Wir möchten an dieser Stelle ausdrücklich betonen, dass wir selbstverständlich für eine gute städtebauliche Entwicklung des Tengelmann-Areals sowie der in Rede stehenden Anschlussflächen sind. Genau dies ist der Grund, warum wir diesen kritischen und vor allem dringend notwendigen Weckruf nach zwingend gebotenen Sicherungsinstrumenten gerade jetzt noch mal erneut in die aktuelle Diskussion einbringen. Es ist u.E. deshalb aus fachlicher Sicht auch unabdingbar, einige Details der Planungsprozesse und deren Veranlassungen und Hintergründe aus dem Bereich einer Black-Box herauszuholen und die dem Projekt angemessene Transparenz noch mal deutlich zu erhöhen. Was darüber u.a. auch die Akzeptanz für das Projekt auf Seiten der Bürger und Fachleute deutlich verbessern und viele Entscheidungen nachvollziehbarer machen würde.

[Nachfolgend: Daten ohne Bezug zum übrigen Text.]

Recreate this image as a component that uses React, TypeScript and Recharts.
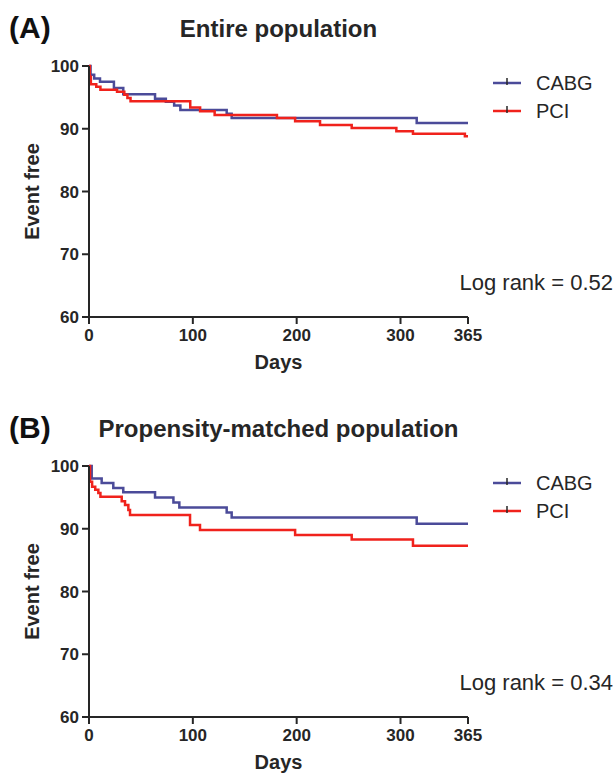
import React from 'react';
import { LineChart, Line, XAxis, YAxis } from 'recharts';

// Kaplan-Meier steps (day, % event free)
const cabgDaysA = [0, 1.5, 5, 10.6, 24, 33, 63.6, 74, 82, 88, 132.6, 137.4, 315.6, 365];
const cabgFreeA = [100, 98.6, 98.0, 97.5, 96.5, 95.5, 94.8, 94.3, 93.7, 93.0, 92.4, 91.7, 90.9, 90.9];
const pciDaysA = [0, 0.8, 1.8, 7, 11, 27, 34, 37, 40, 97.5, 107, 121, 181, 198.5, 222.5, 253, 296, 312, 362, 365];
const pciFreeA = [100, 98.3, 97.1, 96.7, 96.2, 95.9, 95.4, 94.9, 94.4, 93.4, 92.8, 92.2, 91.7, 91.2, 90.6, 90.1, 89.6, 89.2, 88.8, 88.8];

const cabgDaysB = [0, 2.6, 12.2, 23.4, 33, 63.6, 81.3, 87, 132.6, 137.4, 315.6, 365];
const cabgFreeB = [100, 98.0, 97.3, 96.5, 95.8, 95.0, 94.2, 93.4, 92.6, 91.8, 90.8, 90.8];
const pciDaysB = [0, 1, 3, 6, 9, 11, 31.5, 34.7, 37.9, 39.5, 97.3, 106.9, 198.5, 253, 312, 365];
const pciFreeB = [100, 97.5, 96.7, 96.2, 95.7, 95.1, 94.4, 93.8, 93.0, 92.2, 90.6, 89.8, 89.0, 88.3, 87.3, 87.3];

const xTicks = [0, 100, 200, 300, 365];
const yTicks = [60, 70, 80, 90, 100];
const seriesNames = ['CABG', 'PCI'];

const BLUE = '#4b4b99';
const RED = '#f0221c';
const INK = '#262626';

const toRows = (days: number[], vals: number[]) => days.map((d, i) => ({ day: d, value: vals[i] }));

type PanelProps = {
  top: number;
  tag: string;
  title: string;
  logRank: string;
  cabg: { day: number; value: number }[];
  pci: { day: number; value: number }[];
};

const tickStyle = { fontSize: 17, fontWeight: 'bold', fill: INK };

const Panel = ({ top, tag, title, logRank, cabg, pci }: PanelProps) => (
  <div style={{ position: 'absolute', left: 0, top, width: 615, height: 400 }}>
    <LineChart width={615} height={400} margin={{ top: 66, right: 147, bottom: 53, left: 29 }}>
      <XAxis
        dataKey="day"
        type="number"
        domain={[0, 365]}
        ticks={xTicks}
        height={30}
        tick={tickStyle}
        tickSize={7}
        tickMargin={5}
        axisLine={{ stroke: INK, strokeWidth: 2 }}
        tickLine={{ stroke: INK, strokeWidth: 2 }}
        label={{ value: 'Days', position: 'bottom', offset: 8, style: { fontSize: 20, fontWeight: 'bold', fill: INK } }}
      />
      <YAxis
        type="number"
        domain={[60, 100]}
        ticks={yTicks}
        width={60}
        tick={tickStyle}
        tickSize={7}
        tickMargin={3}
        axisLine={{ stroke: INK, strokeWidth: 2 }}
        tickLine={{ stroke: INK, strokeWidth: 2 }}
        label={{
          value: 'Event free',
          angle: -90,
          position: 'insideLeft',
          offset: 3,
          style: { textAnchor: 'middle', fontSize: 20, fontWeight: 'bold', fill: INK },
        }}
      />
      <Line data={cabg} dataKey="value" name="CABG" type="stepAfter" stroke={BLUE} strokeWidth={2.5} dot={false} isAnimationActive={false} />
      <Line data={pci} dataKey="value" name="PCI" type="stepAfter" stroke={RED} strokeWidth={2.5} dot={false} isAnimationActive={false} />
    </LineChart>
    <svg width={615} height={400} style={{ position: 'absolute', left: 0, top: 0, pointerEvents: 'none' }}>
      <text x={9} y={38} fontSize={30} fontWeight="bold" fill="#111">{tag}</text>
      <text x={278.5} y={37} fontSize={24} fontWeight="bold" fill={INK} textAnchor="middle">{title}</text>
      {seriesNames.map((name, i) => {
        const y = 83 + i * 28;
        return (
          <g key={name}>
            <line x1={493} x2={521} y1={y} y2={y} stroke={i === 0 ? BLUE : RED} strokeWidth={2.5} />
            <line x1={507} x2={507} y1={y - 5} y2={y + 2} stroke={INK} strokeWidth={1.5} />
            <text x={536} y={y + 7} fontSize={20} fill={INK}>{name}</text>
          </g>
        );
      })}
      <text x={613} y={290} fontSize={22} fill={INK} textAnchor="end">{logRank}</text>
    </svg>
  </div>
);

export default function App() {
  return (
    <div
      style={{
        position: 'absolute',
        left: 0,
        top: 0,
        width: 615,
        height: 776,
        background: '#fff',
        fontFamily: '"Liberation Sans", Arial, Helvetica, sans-serif',
      }}
    >
      <Panel
        top={0}
        tag="(A)"
        title="Entire population"
        logRank="Log rank = 0.52"
        cabg={toRows(cabgDaysA, cabgFreeA)}
        pci={toRows(pciDaysA, pciFreeA)}
      />
      <Panel
        top={400}
        tag="(B)"
        title="Propensity-matched population"
        logRank="Log rank = 0.34"
        cabg={toRows(cabgDaysB, cabgFreeB)}
        pci={toRows(pciDaysB, pciFreeB)}
      />
    </div>
  );
}
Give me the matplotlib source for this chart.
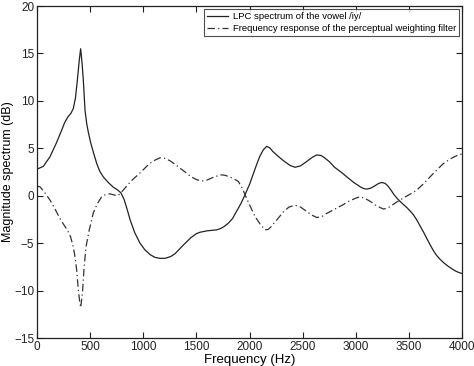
import matplotlib
matplotlib.use("Agg")
import matplotlib.pyplot as plt

plt.rcParams['font.family'] = ['Liberation Sans', 'DejaVu Sans']

# LPC spectrum of the vowel /iy/ (Hz, dB)
lpc_freq = [0, 60, 122, 180, 232, 260, 290, 320, 342, 362, 380, 398, 411, 424, 436, 452, 468,
            483, 505, 530, 562, 590, 623, 670, 718, 760, 790, 820, 850, 875, 920, 969, 1015,
            1063, 1110, 1158, 1205, 1260, 1300, 1377, 1450, 1500, 1534, 1600, 1690, 1730, 1760,
            1800, 1840, 1880, 1920, 1957, 2000, 2035, 2070, 2098, 2130, 2161, 2190, 2220, 2270,
            2318, 2380, 2428, 2480, 2530, 2590, 2632, 2670, 2700, 2750, 2800, 2860, 2914, 2980,
            3040, 3075, 3103, 3140, 3180, 3215, 3244, 3275, 3300, 3330, 3360, 3390, 3416,
            3450, 3480, 3510, 3541, 3570, 3600, 3635, 3667, 3700, 3730, 3760, 3792, 3830,
            3870, 3910, 3940, 3970, 4000]
lpc_db = [2.8, 3.1, 4.1, 5.5, 6.9, 7.7, 8.3, 8.7, 9.2, 10.3, 12.2, 14.3, 15.5, 14.0, 12.2, 9.0, 7.6,
          6.7, 5.6, 4.6, 3.4, 2.6, 2.0, 1.4, 0.9, 0.6, 0.3, -0.4, -1.5, -2.5, -3.9, -5.0, -5.7,
          -6.2, -6.5, -6.6, -6.6, -6.4, -6.1, -5.2, -4.4, -4.0, -3.85, -3.7, -3.6, -3.45, -3.25,
          -2.9, -2.4, -1.6, -0.8, 0.1, 1.2, 2.3, 3.4, 4.2, 4.85, 5.2, 5.05, 4.65, 4.15,
          3.7, 3.2, 3.0, 3.15, 3.55, 4.05, 4.3, 4.25, 4.05, 3.6, 3.0, 2.5, 2.0, 1.4,
          0.95, 0.75, 0.7, 0.8, 1.05, 1.3, 1.4, 1.3, 1.05, 0.6, 0.1, -0.3, -0.6,
          -0.95, -1.25, -1.6, -2.0, -2.5, -3.1, -3.8, -4.5, -5.2, -5.8, -6.3, -6.7, -7.1,
          -7.45, -7.75, -7.95, -8.1, -8.2]

# Frequency response of the perceptual weighting filter (Hz, dB)
pw_freq = [0, 28, 75, 122, 170, 216, 255, 285, 315, 342, 360, 373, 389, 400, 411, 422, 430, 442,
           461, 492, 530, 570, 609, 650, 687, 720, 750, 775, 797, 850, 900, 969, 1010, 1050, 1100,
           1158, 1200, 1250, 1300, 1346, 1400, 1450, 1500, 1550, 1600, 1650, 1700, 1738, 1770,
           1810, 1850, 1895, 1935, 1973, 2010, 2052, 2100, 2146, 2175, 2200, 2260, 2318, 2370,
           2428, 2480, 2530, 2580, 2632, 2680, 2720, 2770, 2820, 2880, 2930, 2990, 3040, 3090,
           3150, 3200, 3259, 3300, 3340, 3380, 3416, 3460, 3500, 3540, 3573, 3640, 3699, 3760,
           3824, 3870, 3900, 3935, 3965, 4000]
pw_db = [1.0, 0.95, 0.3, -0.45, -1.4, -2.4, -3.1, -3.6, -4.3, -5.4, -6.6, -7.8, -9.9, -11.0, -11.8,
         -10.8, -9.9, -7.8, -5.4, -3.6, -1.8, -0.8, -0.1, 0.15, 0.2, 0.1, 0.0, 0.15, 0.4, 1.1, 1.7,
         2.4, 2.85, 3.3, 3.7, 4.0, 3.95, 3.7, 3.3, 2.9, 2.45, 2.0, 1.7, 1.55, 1.65, 1.9, 2.1, 2.2,
         2.15, 2.0, 1.8, 1.5, 0.7, -0.3, -1.2, -2.2, -3.0, -3.6, -3.55, -3.3, -2.5, -1.7, -1.2,
         -1.0, -1.2, -1.6, -2.0, -2.3, -2.2, -1.9, -1.6, -1.3, -0.95, -0.6, -0.3, -0.1, -0.3,
         -0.7, -1.1, -1.4, -1.3, -1.0, -0.7, -0.45, -0.15, 0.1, 0.35, 0.6, 1.3, 2.0, 2.7,
         3.4, 3.75, 3.95, 4.15, 4.3, 4.4]

x_ticks = [0, 500, 1000, 1500, 2000, 2500, 3000, 3500, 4000]
y_ticks = [-15, -10, -5, 0, 5, 10, 15, 20]

fig = plt.figure(figsize=(4.74, 3.66), dpi=100)
ax = fig.add_axes([0.078, 0.0765, 0.897, 0.907])

ax.plot(lpc_freq, lpc_db, color='#222222', linewidth=0.9, linestyle='-',
        label='LPC spectrum of the vowel /iy/')
ax.plot(pw_freq, pw_db, color='#333333', linewidth=0.9, linestyle=(0, (6, 2.5, 1, 2.5)),
        label='Frequency response of the perceptual weighting filter')

ax.set_xlim(0, 4000)
ax.set_ylim(-15, 20)
ax.set_xticks(x_ticks)
ax.set_yticks(y_ticks)
ax.set_yticklabels(['\u221215', '\u221210', '\u22125', '0', '5', '10', '15', '20'])
ax.tick_params(direction='in', top=True, right=True, labelsize=8.5, length=4, width=0.8,
               pad=2, colors='#222222')
for s in ax.spines.values():
    s.set_linewidth(0.9)
    s.set_color('#222222')

ax.set_xlabel('Frequency (Hz)', fontsize=9.5, labelpad=1)
ax.set_ylabel('Magnitude spectrum (dB)', fontsize=9)
ax.yaxis.set_label_coords(-0.054, 0.5)

leg = ax.legend(loc='upper right', fontsize=6.8, frameon=True, fancybox=False,
                edgecolor='#222222', borderpad=0.35, handlelength=2.2,
                labelspacing=0.3, borderaxespad=0.3, handletextpad=0.5)
leg.get_frame().set_linewidth(0.8)

fig.savefig('out.png', dpi=100)
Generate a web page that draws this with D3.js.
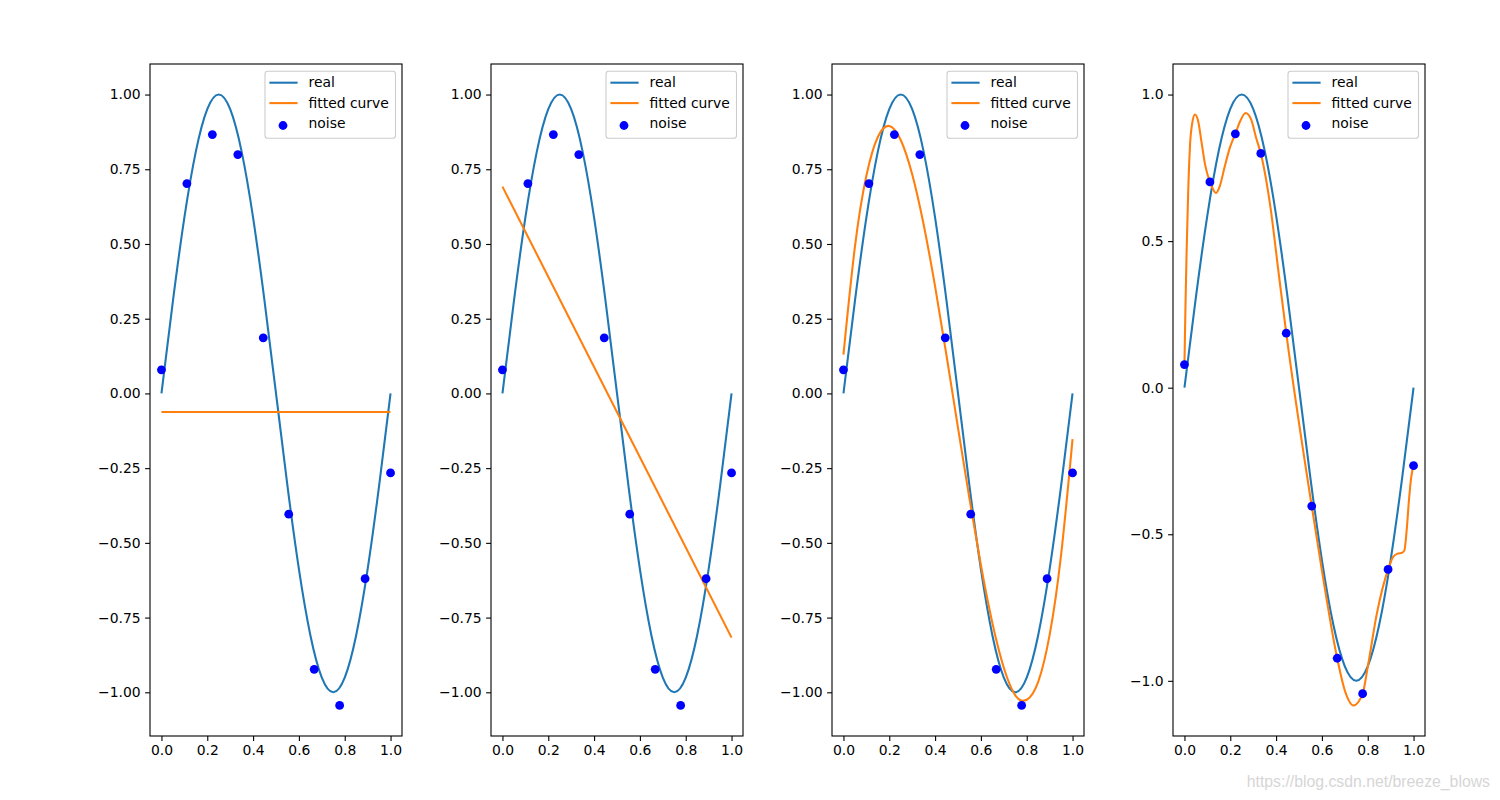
<!DOCTYPE html>
<html>
<head>
<meta charset="utf-8">
<script src="https://cdn.jsdelivr.net/npm/d3@7"></script>
<style>
  html, body { margin: 0; padding: 0; background: #ffffff; }
  svg { display: block; font-family: "DejaVu Sans", sans-serif; }
</style>
</head>
<body>
<svg id="chart" width="1500" height="800"></svg>
<script>
// ---------------- data ----------------
const noiseX = [0, 0.1111, 0.2222, 0.3333, 0.4444, 0.5556, 0.6667, 0.7778, 0.8889, 1.0];
const noiseY = [0.079, 0.702, 0.866, 0.799, 0.186, -0.404, -0.923, -1.044, -0.620, -0.266];

const realX = [0, 0.05, 0.1, 0.15, 0.2, 0.25, 0.3, 0.35, 0.4, 0.45, 0.5,
               0.55, 0.6, 0.65, 0.7, 0.75, 0.8, 0.85, 0.9, 0.95, 1.0];
const realY = [0, 0.309, 0.588, 0.809, 0.951, 1.0, 0.951, 0.809, 0.588, 0.309, 0,
               -0.309, -0.588, -0.809, -0.951, -1.0, -0.951, -0.809, -0.588, -0.309, 0];

const fitM0X = [0, 1.0];
const fitM0Y = [-0.062, -0.062];

const fitM1X = [0, 1.0];
const fitM1Y = [0.692, -0.817];

const fitM3X = [0, 0.05, 0.1, 0.15, 0.2, 0.25, 0.3, 0.35, 0.4, 0.45, 0.5,
                0.55, 0.6, 0.65, 0.7, 0.75, 0.8, 0.85, 0.9, 0.95, 1.0];
const fitM3Y = [0.13, 0.49, 0.728, 0.858, 0.895, 0.848, 0.733, 0.565, 0.358, 0.126, -0.115,
                -0.352, -0.575, -0.768, -0.918, -1.01, -1.025, -0.965, -0.808, -0.54, -0.153];

const fitM9X = [0, 0.004, 0.009, 0.016, 0.024, 0.034, 0.046, 0.060, 0.075, 0.090, 0.1111,
                0.126, 0.137, 0.154, 0.176, 0.198, 0.2222, 0.243, 0.267, 0.291, 0.313, 0.3333,
                0.375, 0.411, 0.4444, 0.5556, 0.6, 0.6667, 0.70, 0.738, 0.7778,
                0.80, 0.84, 0.8889, 0.91, 0.93, 0.95, 0.96, 0.97, 0.98, 0.99, 1.0];
const fitM9Y = [0.079, 0.26, 0.45, 0.66, 0.823, 0.903, 0.932, 0.909, 0.835, 0.761, 0.702,
                0.675, 0.664, 0.687, 0.755, 0.818, 0.866, 0.909, 0.937, 0.915, 0.852, 0.799,
                0.618, 0.392, 0.186, -0.404, -0.623, -0.923, -1.033, -1.084, -1.044,
                -0.953, -0.77, -0.620, -0.578, -0.566, -0.563, -0.555, -0.486, -0.384, -0.304, -0.266];

const xTicks = [0, 0.2, 0.4, 0.6, 0.8, 1.0];
const yTicksFine = [-1.0, -0.75, -0.5, -0.25, 0, 0.25, 0.5, 0.75, 1.0];
const yTicksCoarse = [-1.0, -0.5, 0, 0.5, 1.0];
const legendLabels = ["real", "fitted curve", "noise"];
const watermark = "https://blog.csdn.net/breeze_blows";

const panels = [
  { fitX: fitM0X, fitY: fitM0Y, yTicks: yTicksFine, yFmt: ".2f", smooth: false },
  { fitX: fitM1X, fitY: fitM1Y, yTicks: yTicksFine, yFmt: ".2f", smooth: false },
  { fitX: fitM3X, fitY: fitM3Y, yTicks: yTicksFine, yFmt: ".2f", smooth: "natural" },
  { fitX: fitM9X, fitY: fitM9Y, yTicks: yTicksCoarse, yFmt: ".1f", smooth: "monotone" }
];

// ---------------- layout ----------------
const BLUE = "#1f77b4", ORANGE = "#ff7f0e", DOT = "#0000ff";
const panelW = 252, gap = 89, left0 = 150, plotTop = 64, plotBottom = 736;
const fontPx = 13.9;

const svg = d3.select("#chart");

panels.forEach((p, i) => {
  const x0 = left0 + i * (panelW + gap);
  const x1 = x0 + panelW;

  // matplotlib-style autoscale with 5% margins
  const allY = realY.concat(noiseY, p.fitY);
  const ymin = d3.min(allY), ymax = d3.max(allY);
  const yr = ymax - ymin;
  const x = d3.scaleLinear().domain([-0.05, 1.05]).range([x0, x1]);
  const y = d3.scaleLinear().domain([ymin - 0.05 * yr, ymax + 0.05 * yr]).range([plotBottom, plotTop]);

  const g = svg.append("g");

  const clipId = "clip" + i;
  g.append("clipPath").attr("id", clipId)
    .append("rect").attr("x", x0).attr("y", plotTop).attr("width", panelW).attr("height", plotBottom - plotTop);

  const plot = g.append("g").attr("clip-path", `url(#${clipId})`);

  // real curve
  plot.append("path")
    .datum(d3.zip(realX, realY))
    .attr("fill", "none").attr("stroke", BLUE).attr("stroke-width", 2.08)
    .attr("d", d3.line().x(d => x(d[0])).y(d => y(d[1])).curve(d3.curveNatural));

  // fitted curve
  const curve = p.smooth === "monotone" ? d3.curveMonotoneX
              : p.smooth === "natural" ? d3.curveNatural : d3.curveLinear;
  plot.append("path")
    .datum(d3.zip(p.fitX, p.fitY))
    .attr("fill", "none").attr("stroke", ORANGE).attr("stroke-width", 2.08)
    .attr("d", d3.line().x(d => x(d[0])).y(d => y(d[1])).curve(curve));

  // noise points
  plot.selectAll("circle.noise")
    .data(d3.zip(noiseX, noiseY))
    .join("circle")
    .attr("class", "noise")
    .attr("cx", d => x(d[0])).attr("cy", d => y(d[1]))
    .attr("r", 4.4).attr("fill", DOT);

  // axes
  const xAxis = d3.axisBottom(x).tickValues(xTicks).tickFormat(d3.format(".1f"))
    .tickSizeOuter(0).tickSizeInner(4.9).tickPadding(4);
  const yAxis = d3.axisLeft(y).tickValues(p.yTicks).tickFormat(d3.format(p.yFmt))
    .tickSizeOuter(0).tickSizeInner(4.9).tickPadding(4.5);

  const gx = g.append("g").attr("transform", `translate(0,${plotBottom})`).call(xAxis);
  const gy = g.append("g").attr("transform", `translate(${x0},0)`).call(yAxis);
  [gx, gy].forEach(ax => {
    ax.select(".domain").remove();
    ax.selectAll(".tick line").attr("stroke", "#000").attr("stroke-width", 1.1);
    ax.selectAll(".tick text").attr("fill", "#000")
      .style("font-family", "'DejaVu Sans', sans-serif").style("font-size", fontPx + "px");
  });

  // spines
  g.append("rect")
    .attr("x", x0).attr("y", plotTop).attr("width", panelW).attr("height", plotBottom - plotTop)
    .attr("fill", "none").attr("stroke", "#000").attr("stroke-width", 1.1);

  // legend
  const lw = 130.5, lh = 67;
  const lx = x1 - 6.5 - lw, ly = plotTop + 7.2;
  const lg = g.append("g");
  lg.append("rect")
    .attr("x", lx).attr("y", ly).attr("width", lw).attr("height", lh)
    .attr("rx", 2.8).attr("ry", 2.8)
    .attr("fill", "#ffffff").attr("fill-opacity", 0.8)
    .attr("stroke", "#cccccc").attr("stroke-width", 1.1);
  const baselines = [ly + 16.2, ly + 36.6, ly + 57.1];
  legendLabels.forEach((lab, k) => {
    if (k < 2) {
      lg.append("line")
        .attr("x1", lx + 4.4).attr("x2", lx + 32.6)
        .attr("y1", baselines[k] - 4.7).attr("y2", baselines[k] - 4.7)
        .attr("stroke", k === 0 ? BLUE : ORANGE).attr("stroke-width", 2.08);
    } else {
      lg.append("circle")
        .attr("cx", lx + 18).attr("cy", baselines[k] - 2.8)
        .attr("r", 4.4).attr("fill", DOT);
    }
    lg.append("text")
      .attr("x", lx + 43.5).attr("y", baselines[k])
      .attr("fill", "#000")
      .style("font-size", fontPx + "px")
      .text(lab);
  });
});

// watermark
svg.append("text")
  .attr("x", 1490).attr("y", 787)
  .attr("text-anchor", "end")
  .attr("fill", "#d6d6d6")
  .style("font-family", "'Liberation Sans', Arial, sans-serif")
  .style("font-size", "15.8px")
  .text(watermark);
</script>
</body>
</html>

Wie unter dem städtischen Bürgerinformationssystem zu entnehmen ist, wird in den Sitzungen des Planungsausschusses regelmäßig ein „Sachstandsbericht zur Parkstadt” abgegeben.

Gemäß Sitzungskalender tagt der nächste Planungsausschuss am 09. April 2024. Wir bieten – sofern gewünscht – für Erläuterungen und Rückfragen sowie Ergänzungen zu denkbaren juristischen Auswirkungen der Finanzlage und Strategie eines Investors gerne unsere Teilnahme an.

Mülheim an der Ruhr, 26. März 2024

Ralf Harsveldt
Architekt BDABeisitzer im Beirat Parkstadt Mülheim
BDA – Bund Deutscher Architekten (MH)
Ingo Clemens
Architekt AKNWBeisitzer im Beirat Parkstadt Mülheim
KMA – Kreis Mülheimer Architekten

Die Zahl der Bedenkenträger gegen dieses Projekt wird stetig größer.
Noch besteht die Möglichkeit und die Hoffnung, das  die Verantwortlichen der Stadt und des Investors diese berechtigten Bedenken in eine Win-Win Situation umwandeln können.

In einem Leserbrief in der WAZ vom 20.03.24 hat der engagierte Bürger Dr. Bernhard Leidinger dazu bereits den folgenden Vorschlag gemacht:

Sollte nicht die Stadt bei der Parkstadt Soravia entgegenkommen und die Bauhöhen für die beabsichtigten Hochhäuser auf acht Geschosse reduzieren, damit Soravia gesichtswahrend ein finanziell realisierbares für die Nachbarschaft angemessenes Projekt durchführen kann?